### Supplied records
::::::::::
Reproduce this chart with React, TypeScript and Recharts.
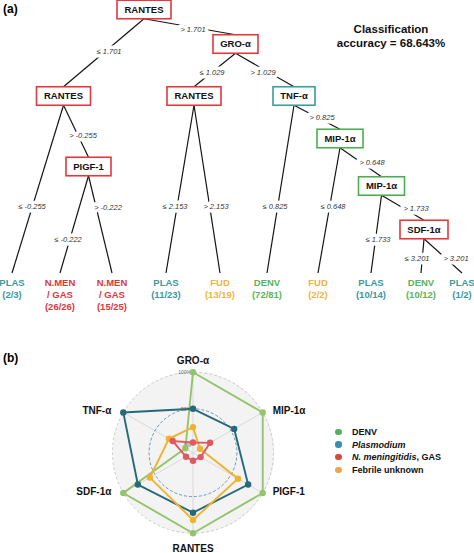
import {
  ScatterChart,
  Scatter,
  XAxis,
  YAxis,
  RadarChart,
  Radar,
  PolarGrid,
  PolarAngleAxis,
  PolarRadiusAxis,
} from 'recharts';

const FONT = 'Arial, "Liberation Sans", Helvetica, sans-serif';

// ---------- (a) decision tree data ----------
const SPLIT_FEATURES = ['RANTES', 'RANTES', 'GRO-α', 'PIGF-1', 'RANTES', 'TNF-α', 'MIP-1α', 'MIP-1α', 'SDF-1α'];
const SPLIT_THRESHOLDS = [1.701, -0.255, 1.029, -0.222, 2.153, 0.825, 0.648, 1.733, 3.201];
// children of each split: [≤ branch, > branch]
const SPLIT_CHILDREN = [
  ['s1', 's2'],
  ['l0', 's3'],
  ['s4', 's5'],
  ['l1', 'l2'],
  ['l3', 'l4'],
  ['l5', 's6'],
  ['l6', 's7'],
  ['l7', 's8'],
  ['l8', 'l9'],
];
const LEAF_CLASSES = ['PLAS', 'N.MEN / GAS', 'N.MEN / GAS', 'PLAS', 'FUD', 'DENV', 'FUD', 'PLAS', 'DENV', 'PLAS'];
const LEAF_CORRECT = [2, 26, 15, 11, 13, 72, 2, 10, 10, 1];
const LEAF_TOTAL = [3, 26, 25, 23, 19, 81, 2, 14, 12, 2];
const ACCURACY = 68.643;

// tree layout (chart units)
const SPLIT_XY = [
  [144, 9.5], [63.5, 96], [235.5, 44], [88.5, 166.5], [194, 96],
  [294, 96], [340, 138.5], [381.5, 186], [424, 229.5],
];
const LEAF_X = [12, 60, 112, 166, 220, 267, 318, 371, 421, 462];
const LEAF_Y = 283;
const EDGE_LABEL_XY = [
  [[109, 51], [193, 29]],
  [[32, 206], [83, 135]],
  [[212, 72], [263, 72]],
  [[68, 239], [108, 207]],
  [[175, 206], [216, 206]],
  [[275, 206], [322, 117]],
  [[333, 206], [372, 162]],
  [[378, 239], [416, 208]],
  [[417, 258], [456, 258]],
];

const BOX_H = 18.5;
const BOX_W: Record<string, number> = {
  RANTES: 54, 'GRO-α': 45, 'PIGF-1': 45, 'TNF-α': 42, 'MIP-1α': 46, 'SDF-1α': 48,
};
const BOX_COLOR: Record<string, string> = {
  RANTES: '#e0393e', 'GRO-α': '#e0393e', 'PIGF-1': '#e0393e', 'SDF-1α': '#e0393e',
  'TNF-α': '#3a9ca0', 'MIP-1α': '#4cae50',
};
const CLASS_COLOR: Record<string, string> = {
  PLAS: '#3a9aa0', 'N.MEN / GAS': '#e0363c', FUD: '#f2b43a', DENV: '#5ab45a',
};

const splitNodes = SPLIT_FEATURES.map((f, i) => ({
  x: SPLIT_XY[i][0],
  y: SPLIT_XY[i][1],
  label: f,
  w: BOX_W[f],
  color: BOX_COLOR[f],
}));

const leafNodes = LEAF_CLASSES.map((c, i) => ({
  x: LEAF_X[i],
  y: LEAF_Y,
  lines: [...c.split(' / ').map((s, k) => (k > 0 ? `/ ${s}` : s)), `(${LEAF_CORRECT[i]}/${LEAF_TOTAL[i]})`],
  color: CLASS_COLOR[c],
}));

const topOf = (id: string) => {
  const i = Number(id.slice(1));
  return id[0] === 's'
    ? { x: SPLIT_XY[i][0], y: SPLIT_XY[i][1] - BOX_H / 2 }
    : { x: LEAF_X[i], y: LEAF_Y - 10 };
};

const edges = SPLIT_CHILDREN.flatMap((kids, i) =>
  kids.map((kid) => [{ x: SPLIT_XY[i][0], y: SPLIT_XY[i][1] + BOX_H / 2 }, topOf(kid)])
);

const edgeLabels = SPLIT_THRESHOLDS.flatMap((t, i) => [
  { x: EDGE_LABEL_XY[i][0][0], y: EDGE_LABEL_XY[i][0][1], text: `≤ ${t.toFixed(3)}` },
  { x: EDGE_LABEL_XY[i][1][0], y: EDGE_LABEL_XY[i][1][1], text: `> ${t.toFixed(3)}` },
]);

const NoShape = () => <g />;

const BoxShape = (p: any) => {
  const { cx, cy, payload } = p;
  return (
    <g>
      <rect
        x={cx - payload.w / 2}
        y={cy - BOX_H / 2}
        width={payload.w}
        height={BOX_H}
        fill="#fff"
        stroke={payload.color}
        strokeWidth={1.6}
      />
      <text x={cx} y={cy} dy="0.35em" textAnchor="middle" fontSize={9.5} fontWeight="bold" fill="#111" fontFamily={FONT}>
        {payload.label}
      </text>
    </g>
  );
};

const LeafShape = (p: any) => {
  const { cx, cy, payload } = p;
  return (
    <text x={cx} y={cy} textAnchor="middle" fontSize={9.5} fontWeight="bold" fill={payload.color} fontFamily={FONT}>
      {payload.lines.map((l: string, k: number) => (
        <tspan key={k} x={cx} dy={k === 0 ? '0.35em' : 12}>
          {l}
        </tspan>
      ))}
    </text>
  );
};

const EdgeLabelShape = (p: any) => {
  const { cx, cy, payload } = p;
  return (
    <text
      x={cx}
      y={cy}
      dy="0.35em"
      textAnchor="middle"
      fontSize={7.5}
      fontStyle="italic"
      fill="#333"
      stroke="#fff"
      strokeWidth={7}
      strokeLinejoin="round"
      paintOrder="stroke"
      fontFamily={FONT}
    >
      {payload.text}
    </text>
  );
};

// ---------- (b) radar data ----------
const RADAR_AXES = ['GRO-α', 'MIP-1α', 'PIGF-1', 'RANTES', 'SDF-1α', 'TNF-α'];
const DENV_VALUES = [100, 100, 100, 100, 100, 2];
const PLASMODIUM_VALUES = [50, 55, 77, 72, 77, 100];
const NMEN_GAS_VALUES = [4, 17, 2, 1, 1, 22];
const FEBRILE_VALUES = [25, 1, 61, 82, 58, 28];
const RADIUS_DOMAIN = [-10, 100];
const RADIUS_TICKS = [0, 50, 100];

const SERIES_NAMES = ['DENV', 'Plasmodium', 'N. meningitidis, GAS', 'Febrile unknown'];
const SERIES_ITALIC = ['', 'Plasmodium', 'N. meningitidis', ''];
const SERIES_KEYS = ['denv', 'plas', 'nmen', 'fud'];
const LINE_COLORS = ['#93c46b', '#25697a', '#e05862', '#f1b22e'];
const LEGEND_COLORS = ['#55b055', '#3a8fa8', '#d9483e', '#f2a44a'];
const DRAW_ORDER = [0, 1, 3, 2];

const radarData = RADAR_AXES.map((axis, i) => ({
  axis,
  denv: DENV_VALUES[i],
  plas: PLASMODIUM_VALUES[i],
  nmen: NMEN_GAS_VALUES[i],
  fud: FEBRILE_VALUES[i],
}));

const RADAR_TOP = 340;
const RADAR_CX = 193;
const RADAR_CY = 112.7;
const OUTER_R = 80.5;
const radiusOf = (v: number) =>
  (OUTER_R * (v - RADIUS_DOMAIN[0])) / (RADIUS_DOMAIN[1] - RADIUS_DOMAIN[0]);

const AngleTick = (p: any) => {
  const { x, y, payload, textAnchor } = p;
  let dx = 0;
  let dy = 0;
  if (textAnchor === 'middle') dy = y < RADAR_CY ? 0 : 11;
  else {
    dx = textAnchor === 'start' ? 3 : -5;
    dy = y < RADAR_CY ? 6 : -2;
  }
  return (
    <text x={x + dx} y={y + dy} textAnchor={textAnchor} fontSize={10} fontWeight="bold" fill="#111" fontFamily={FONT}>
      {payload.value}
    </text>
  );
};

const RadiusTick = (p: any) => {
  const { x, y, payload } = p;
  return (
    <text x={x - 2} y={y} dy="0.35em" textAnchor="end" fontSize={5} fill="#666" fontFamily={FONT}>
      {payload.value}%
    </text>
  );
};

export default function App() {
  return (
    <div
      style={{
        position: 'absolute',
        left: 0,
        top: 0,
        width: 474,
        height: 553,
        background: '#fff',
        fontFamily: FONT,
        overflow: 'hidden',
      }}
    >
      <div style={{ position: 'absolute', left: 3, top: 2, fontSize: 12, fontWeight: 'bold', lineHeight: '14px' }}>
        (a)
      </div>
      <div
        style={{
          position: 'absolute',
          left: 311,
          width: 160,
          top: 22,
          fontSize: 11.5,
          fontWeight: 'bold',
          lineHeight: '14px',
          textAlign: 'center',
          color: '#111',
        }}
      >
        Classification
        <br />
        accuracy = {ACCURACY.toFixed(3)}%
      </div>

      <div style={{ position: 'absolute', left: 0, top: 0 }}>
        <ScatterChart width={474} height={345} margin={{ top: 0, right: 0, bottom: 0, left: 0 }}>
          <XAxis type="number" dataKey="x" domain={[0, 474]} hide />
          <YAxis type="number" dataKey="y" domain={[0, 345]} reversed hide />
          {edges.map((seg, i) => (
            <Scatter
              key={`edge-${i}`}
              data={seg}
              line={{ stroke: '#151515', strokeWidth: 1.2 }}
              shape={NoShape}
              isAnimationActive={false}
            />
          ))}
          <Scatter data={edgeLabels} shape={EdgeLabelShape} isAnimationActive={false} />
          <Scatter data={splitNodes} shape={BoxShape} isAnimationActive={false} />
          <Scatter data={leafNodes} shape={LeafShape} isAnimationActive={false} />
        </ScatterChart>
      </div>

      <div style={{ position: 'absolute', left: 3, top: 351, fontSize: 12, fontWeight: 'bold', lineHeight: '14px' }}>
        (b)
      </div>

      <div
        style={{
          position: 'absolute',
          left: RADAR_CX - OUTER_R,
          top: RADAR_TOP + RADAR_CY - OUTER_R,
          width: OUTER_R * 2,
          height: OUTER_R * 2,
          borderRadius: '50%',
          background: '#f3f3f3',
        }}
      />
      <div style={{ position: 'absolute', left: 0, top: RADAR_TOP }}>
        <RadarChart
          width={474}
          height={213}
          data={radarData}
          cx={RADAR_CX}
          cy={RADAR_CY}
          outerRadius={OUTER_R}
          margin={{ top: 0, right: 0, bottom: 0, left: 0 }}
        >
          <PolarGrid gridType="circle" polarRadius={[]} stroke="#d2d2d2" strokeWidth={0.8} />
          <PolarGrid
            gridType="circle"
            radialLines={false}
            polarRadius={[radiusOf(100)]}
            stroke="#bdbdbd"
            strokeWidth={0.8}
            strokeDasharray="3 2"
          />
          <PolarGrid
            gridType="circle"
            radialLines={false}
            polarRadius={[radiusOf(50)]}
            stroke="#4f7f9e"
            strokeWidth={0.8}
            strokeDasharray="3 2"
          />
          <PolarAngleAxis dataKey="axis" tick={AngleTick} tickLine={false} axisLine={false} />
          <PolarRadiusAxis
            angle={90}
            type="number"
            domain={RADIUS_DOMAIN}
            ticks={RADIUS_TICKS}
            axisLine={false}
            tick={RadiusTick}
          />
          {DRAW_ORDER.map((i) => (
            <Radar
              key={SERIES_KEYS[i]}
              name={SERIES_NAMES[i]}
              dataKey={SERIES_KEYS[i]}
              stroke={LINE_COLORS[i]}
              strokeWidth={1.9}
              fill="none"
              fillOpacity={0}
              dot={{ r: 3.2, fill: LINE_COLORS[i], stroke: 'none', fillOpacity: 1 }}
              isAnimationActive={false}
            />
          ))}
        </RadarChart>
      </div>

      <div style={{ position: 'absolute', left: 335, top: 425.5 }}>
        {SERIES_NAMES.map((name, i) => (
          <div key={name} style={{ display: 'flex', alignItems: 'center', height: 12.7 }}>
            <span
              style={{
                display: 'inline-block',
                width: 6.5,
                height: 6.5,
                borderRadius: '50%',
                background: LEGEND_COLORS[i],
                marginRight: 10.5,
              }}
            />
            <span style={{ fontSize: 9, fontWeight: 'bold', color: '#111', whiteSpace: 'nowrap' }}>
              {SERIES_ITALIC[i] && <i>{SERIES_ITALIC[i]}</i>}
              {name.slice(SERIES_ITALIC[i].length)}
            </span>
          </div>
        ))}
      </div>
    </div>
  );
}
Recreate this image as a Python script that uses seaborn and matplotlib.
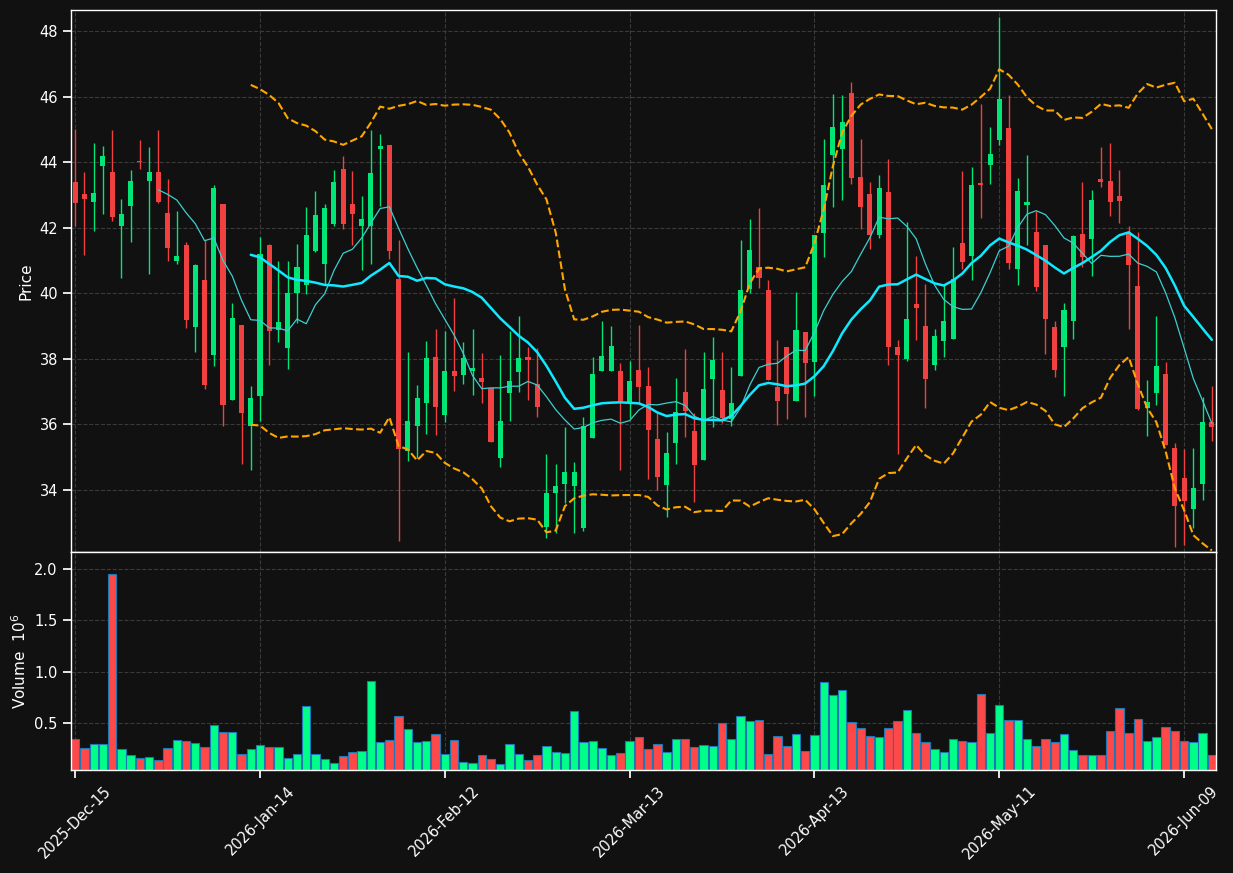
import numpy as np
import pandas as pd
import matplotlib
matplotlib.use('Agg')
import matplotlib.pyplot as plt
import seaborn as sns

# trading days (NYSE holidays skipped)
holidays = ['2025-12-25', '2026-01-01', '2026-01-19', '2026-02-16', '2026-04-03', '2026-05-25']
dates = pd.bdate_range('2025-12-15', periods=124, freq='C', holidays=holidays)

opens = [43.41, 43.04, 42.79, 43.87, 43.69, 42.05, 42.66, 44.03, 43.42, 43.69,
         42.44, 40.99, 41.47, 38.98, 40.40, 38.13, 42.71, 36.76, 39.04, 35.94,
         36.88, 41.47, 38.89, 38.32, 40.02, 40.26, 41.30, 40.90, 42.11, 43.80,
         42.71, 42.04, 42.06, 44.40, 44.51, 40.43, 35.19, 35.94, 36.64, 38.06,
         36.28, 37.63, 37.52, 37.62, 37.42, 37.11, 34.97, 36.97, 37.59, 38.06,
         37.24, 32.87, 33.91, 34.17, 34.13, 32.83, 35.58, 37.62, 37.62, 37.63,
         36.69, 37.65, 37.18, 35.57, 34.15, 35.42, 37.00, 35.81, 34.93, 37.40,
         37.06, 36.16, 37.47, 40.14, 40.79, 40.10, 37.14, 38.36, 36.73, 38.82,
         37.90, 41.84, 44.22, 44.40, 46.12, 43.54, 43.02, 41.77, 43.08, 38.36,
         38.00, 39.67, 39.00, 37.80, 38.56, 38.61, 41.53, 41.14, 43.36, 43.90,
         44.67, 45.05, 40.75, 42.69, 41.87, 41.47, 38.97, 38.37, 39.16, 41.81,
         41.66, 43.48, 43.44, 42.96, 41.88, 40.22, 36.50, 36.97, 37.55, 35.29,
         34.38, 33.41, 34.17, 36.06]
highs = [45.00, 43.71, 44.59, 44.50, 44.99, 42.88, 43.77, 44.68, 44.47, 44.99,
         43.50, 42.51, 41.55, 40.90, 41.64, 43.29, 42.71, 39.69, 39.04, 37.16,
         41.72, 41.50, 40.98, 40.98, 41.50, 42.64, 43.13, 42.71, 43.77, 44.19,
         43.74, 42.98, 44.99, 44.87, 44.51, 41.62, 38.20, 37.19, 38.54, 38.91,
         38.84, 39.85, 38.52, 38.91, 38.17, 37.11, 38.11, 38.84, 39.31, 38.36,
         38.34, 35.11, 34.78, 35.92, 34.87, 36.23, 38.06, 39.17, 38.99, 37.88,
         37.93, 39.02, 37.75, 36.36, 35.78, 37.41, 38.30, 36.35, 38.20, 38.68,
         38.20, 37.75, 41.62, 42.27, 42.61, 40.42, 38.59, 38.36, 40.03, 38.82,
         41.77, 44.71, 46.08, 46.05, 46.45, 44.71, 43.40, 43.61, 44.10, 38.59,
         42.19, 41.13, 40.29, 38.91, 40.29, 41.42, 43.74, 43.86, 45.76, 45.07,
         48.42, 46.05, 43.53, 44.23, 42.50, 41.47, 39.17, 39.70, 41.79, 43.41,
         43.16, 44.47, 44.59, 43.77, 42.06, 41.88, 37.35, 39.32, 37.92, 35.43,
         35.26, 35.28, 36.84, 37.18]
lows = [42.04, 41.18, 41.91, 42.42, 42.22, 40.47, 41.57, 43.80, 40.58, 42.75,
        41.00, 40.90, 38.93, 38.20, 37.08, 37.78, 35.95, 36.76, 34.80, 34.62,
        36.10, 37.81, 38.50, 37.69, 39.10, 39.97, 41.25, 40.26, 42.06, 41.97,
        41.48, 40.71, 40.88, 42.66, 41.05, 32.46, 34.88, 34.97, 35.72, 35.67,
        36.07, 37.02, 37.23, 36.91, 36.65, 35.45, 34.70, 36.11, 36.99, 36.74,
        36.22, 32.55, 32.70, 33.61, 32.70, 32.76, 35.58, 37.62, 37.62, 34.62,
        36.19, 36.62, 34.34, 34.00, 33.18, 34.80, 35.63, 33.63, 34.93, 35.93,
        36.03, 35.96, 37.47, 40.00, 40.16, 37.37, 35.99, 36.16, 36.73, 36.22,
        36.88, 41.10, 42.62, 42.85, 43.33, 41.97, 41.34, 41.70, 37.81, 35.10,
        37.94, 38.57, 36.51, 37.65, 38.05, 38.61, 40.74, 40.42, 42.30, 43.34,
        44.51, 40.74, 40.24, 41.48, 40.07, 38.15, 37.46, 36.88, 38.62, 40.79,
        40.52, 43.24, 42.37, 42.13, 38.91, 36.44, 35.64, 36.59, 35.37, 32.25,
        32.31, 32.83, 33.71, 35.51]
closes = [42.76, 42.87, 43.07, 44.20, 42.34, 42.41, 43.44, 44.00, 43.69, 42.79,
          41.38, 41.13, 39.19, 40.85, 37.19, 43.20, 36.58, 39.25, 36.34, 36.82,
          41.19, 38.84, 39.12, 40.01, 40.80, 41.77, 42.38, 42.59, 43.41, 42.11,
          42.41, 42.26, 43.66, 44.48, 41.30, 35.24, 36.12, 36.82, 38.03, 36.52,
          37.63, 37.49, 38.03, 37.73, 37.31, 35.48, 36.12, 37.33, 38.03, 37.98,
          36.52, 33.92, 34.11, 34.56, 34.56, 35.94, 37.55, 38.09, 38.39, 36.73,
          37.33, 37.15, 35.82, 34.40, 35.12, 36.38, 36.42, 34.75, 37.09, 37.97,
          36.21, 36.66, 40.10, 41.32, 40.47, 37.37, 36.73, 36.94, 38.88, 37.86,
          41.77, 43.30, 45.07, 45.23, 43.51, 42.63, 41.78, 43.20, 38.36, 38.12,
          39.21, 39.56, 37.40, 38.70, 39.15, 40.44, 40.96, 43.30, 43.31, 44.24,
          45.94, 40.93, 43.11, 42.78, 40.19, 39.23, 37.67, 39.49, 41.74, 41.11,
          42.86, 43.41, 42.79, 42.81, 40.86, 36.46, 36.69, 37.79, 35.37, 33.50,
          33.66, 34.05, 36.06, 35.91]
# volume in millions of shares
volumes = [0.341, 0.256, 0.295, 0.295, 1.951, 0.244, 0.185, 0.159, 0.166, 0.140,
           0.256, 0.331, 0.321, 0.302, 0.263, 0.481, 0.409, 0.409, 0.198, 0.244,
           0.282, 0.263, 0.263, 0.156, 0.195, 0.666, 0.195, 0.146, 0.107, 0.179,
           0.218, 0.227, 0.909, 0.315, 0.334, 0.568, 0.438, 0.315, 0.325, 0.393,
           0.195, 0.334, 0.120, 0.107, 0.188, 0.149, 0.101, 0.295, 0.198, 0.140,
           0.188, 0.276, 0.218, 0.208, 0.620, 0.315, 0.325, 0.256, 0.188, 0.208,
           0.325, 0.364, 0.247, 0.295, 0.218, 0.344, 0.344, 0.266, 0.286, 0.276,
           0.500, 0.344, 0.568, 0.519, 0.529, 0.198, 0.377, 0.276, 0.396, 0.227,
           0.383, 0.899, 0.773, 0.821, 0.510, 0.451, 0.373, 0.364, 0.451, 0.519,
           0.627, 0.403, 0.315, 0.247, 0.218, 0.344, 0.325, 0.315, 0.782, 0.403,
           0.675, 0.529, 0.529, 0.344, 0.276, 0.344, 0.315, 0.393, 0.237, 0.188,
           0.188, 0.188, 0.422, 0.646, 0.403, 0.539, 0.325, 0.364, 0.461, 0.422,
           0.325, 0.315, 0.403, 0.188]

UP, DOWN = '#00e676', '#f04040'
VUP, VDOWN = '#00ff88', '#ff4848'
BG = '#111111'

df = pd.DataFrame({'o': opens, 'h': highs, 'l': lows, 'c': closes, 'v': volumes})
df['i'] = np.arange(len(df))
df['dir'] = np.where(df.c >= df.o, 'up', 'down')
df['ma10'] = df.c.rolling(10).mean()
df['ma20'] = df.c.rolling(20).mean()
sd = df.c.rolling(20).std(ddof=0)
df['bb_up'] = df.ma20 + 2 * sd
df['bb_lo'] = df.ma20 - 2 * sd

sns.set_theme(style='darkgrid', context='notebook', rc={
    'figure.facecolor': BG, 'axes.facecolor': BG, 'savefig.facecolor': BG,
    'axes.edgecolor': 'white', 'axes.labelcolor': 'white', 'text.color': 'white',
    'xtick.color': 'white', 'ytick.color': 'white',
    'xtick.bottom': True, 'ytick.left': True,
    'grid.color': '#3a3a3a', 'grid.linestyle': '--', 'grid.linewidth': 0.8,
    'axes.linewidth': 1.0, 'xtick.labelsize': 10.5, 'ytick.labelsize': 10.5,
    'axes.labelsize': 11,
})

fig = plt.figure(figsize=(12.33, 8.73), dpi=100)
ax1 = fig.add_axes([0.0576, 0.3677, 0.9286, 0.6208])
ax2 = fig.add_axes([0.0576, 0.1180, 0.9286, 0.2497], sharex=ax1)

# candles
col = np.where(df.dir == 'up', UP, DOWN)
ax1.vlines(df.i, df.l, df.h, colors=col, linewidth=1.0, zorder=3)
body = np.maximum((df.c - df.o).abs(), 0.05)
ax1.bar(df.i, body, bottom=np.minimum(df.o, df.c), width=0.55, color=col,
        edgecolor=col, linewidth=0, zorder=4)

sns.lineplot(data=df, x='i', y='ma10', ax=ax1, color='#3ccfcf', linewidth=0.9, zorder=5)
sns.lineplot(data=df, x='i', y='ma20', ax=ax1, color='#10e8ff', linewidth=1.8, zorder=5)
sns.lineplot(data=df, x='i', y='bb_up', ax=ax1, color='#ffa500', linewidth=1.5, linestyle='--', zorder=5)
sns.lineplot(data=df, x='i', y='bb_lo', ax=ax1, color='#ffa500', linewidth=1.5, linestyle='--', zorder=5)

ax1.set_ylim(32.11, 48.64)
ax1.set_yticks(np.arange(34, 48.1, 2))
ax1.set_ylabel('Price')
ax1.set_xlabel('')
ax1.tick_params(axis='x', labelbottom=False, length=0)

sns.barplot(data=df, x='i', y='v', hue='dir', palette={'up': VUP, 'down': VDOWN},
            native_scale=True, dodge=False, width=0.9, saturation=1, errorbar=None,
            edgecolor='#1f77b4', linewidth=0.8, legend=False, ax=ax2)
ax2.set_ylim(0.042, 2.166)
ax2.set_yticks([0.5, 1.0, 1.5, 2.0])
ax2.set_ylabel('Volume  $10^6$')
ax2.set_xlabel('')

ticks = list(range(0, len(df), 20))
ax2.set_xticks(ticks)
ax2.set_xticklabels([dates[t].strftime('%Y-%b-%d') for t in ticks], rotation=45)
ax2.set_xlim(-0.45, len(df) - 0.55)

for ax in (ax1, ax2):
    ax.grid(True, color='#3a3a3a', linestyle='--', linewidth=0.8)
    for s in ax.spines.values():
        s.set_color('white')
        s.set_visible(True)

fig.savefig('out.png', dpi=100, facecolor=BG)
::::::::::
### What you will do
Give back only the lines from the one holding "Recreate this image" through the one holding "periods=124, freq='C', holidays=holidays)", both kept, exactly as written. Omit the images.

### Solution to this exercise
Recreate this image as a Python script that uses seaborn and matplotlib.
import numpy as np
import pandas as pd
import matplotlib
matplotlib.use('Agg')
import matplotlib.pyplot as plt
import seaborn as sns

# trading days (NYSE holidays skipped)
holidays = ['2025-12-25', '2026-01-01', '2026-01-19', '2026-02-16', '2026-04-03', '2026-05-25']
dates = pd.bdate_range('2025-12-15', periods=124, freq='C', holidays=holidays)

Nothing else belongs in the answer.